Supply-chain pressures continue to be an issue, with China’s strict lockdowns to contain a Covid-19 outbreak potentially prolonging manufacturing and other disruptions. “A lot of this [inflation] is still driven by logistical bottlenecks and as those ease you can get some payback in some categories like autos,” said Mr. Crandall, the economist at Wrightson ICAP.

Higher interest rates also should start biting into demand. And for most consumers, inflation is eclipsing wage gains.

Chip Miller said he hasn’t received a raise in five years. With inflation rapidly eroding his purchasing power, he has cut back on car trips out of state to visit relatives and started shopping around to save on groceries. “We haven’t altered our lifestyle horribly but where it does show up is my ability to put money into our retirement account,” said Dr. Miller, a 67-year-old marketing professor in Des Moines, Iowa.

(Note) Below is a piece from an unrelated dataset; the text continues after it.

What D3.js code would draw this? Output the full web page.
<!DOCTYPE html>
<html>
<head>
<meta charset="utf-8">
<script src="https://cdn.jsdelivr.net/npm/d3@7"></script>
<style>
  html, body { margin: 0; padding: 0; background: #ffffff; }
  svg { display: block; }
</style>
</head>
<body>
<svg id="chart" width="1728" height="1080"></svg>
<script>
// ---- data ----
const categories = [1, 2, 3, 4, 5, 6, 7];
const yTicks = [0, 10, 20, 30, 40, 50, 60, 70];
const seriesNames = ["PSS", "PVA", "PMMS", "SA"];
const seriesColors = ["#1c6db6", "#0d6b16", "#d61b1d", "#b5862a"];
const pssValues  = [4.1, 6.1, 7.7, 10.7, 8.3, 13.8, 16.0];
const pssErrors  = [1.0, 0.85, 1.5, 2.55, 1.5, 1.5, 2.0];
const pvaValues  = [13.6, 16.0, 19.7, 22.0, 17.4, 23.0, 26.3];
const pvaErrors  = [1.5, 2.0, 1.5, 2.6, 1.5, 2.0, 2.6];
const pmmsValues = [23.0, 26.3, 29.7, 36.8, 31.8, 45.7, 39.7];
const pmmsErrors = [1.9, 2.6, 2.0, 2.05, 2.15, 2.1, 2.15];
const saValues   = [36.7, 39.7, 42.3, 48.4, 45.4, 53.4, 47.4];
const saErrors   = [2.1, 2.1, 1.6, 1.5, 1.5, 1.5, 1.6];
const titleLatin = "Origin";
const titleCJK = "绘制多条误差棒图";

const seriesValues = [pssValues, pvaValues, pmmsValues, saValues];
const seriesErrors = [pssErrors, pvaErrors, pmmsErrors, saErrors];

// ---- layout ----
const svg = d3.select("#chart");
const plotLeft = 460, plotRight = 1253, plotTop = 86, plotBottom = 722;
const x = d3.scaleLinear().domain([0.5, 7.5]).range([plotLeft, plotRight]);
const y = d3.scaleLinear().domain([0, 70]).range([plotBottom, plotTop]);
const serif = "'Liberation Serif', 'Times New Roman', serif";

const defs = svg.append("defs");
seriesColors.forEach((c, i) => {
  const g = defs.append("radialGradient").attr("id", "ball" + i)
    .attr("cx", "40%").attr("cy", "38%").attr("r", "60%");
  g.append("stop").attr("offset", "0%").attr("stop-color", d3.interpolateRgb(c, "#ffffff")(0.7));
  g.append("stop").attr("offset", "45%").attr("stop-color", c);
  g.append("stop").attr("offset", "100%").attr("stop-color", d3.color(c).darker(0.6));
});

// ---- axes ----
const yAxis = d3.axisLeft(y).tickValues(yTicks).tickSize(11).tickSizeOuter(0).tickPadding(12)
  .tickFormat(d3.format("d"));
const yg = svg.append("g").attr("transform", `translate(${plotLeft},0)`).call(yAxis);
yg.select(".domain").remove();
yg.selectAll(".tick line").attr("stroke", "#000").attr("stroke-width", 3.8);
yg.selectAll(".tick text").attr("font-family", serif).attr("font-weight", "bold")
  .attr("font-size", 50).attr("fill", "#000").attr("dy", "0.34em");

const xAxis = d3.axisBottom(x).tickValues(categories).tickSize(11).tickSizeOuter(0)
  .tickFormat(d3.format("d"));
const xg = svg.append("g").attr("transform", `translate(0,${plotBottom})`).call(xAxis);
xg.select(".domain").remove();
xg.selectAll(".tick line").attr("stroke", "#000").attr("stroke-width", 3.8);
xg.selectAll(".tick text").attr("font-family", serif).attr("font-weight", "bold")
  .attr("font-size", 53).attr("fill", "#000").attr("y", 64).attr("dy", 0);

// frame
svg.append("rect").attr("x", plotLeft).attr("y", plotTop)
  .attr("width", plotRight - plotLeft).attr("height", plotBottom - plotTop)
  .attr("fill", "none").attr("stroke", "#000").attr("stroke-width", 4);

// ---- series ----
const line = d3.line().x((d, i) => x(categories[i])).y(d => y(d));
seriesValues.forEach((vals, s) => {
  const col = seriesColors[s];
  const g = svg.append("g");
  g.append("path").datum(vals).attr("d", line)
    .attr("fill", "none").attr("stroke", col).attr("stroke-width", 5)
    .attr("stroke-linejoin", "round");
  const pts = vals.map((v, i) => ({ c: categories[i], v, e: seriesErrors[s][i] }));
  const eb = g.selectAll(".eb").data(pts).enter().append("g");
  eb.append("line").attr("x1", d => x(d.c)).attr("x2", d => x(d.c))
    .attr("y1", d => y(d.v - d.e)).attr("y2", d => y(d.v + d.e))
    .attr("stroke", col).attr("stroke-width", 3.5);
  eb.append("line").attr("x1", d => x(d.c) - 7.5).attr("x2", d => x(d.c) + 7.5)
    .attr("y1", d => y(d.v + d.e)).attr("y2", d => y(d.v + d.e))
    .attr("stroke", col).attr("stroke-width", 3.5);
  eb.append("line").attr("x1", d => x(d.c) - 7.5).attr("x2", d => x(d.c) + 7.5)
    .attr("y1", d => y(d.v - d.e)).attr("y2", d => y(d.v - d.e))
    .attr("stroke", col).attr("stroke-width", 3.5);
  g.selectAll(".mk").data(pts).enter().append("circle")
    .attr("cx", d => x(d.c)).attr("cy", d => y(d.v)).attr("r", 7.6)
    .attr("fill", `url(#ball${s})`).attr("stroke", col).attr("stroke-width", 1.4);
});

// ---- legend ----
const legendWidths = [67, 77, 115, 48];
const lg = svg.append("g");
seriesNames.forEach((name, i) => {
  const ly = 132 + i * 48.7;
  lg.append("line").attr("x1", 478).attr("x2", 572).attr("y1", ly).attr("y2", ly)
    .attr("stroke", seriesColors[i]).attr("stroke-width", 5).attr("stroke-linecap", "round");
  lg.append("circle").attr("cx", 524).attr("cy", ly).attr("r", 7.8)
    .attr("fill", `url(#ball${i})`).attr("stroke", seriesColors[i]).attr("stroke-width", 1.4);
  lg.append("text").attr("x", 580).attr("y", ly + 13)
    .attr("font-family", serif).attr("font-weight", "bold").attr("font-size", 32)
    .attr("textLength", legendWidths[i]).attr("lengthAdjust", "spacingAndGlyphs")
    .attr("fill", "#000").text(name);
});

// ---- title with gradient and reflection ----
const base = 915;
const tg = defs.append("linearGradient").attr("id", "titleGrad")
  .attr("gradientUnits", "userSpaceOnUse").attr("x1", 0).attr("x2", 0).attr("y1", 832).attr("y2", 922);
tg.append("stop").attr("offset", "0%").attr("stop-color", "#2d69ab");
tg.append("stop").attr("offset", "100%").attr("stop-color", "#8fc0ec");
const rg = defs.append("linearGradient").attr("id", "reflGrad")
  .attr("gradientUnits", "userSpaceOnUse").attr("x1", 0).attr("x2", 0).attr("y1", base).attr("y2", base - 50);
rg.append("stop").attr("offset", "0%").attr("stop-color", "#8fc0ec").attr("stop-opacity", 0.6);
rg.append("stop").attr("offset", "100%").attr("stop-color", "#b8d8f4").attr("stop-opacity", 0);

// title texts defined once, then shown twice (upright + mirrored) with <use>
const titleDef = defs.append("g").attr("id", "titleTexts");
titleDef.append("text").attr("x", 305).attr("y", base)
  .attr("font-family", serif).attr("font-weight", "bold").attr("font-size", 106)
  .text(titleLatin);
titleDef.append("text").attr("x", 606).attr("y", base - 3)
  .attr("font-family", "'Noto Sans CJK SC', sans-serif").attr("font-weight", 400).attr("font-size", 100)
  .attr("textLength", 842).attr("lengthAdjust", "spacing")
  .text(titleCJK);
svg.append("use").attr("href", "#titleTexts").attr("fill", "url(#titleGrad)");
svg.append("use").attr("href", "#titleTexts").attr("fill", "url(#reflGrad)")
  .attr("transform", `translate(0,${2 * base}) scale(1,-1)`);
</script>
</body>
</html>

The hit to savings is one of a number of retirement-related worries, as well as the decline in purchasing power for his retirement funds, he said. Housing affordability is another. He said his home value has appreciated at a much lower rate than those in Raleigh, N.C., and other places where he dreams of retiring. He said those hopes are dimming as the Fed raises rates.

“The houses in places I’d like to move to are going for roughly twice what mine does, and mortgage rates have gone up 2.25 percentage points,” he said. “So I might retire to a tent, or just stay where I am.”